— Eh bien, avez-vous trouvé un autre hémistiche ?
— Je vous avoue que je n’en ai pas cherché.
— Vous ne trouvez donc pas cet hémistiche dangereux ?
— Qu’appelez-vous dangereux ?
— J’appelle dangereux ce qui peut être sifflé.
— Je n’ai jamais eu la prétention de ne pas être sifflé.
— Soit ; mais il faut être sifflé le moins possible.
— Vous croyez donc qu’on sifflera l’hémistiche du lion ?
— J’en suis sûre !
— Alors, madame, c’est que vous ne le direz pas avec votre talent habituel.

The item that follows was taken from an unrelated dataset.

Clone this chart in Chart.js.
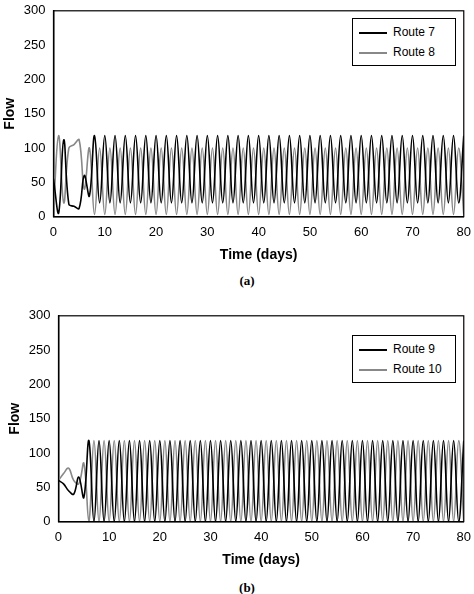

— Je le dirai de mon mieux… Cependant, je préférerais…
— Quoi ?
— Dire autre chose.
— Quoi ?
— Autre chose, enfin !
— Quoi ?
— Dire, — et mademoiselle Mars avait l’air de chercher le mot, que, depuis trois jours, elle mâchait entre ses dents, — dire, par exemple… heu… heu… heu…
Vous êtes, monseigneur, superbe et généreux !
Est-ce que monseigneur ne fait pas le vers comme mon lion ?
— Si fait, madame ; seulement, mon lion relève le vers, et monseigneur l’aplatit. J’aime mieux être sifflé pour un bon vers qu’applaudi pour un méchant.
— C’est bien, c’est bien !… ne nous fâchons pas… On dira votre bon vers sans y rien changer ! — Allons, Firmin, mon ami, continuons…
Vous êtes, mon lion, superbe et généreux !
Il est bien entendu que, le jour de la première représentation, mademoiselle Mars, au lieu de dire : « Vous êtes, mon lion ! » dit ; « Vous êtes, monseigneur ! ».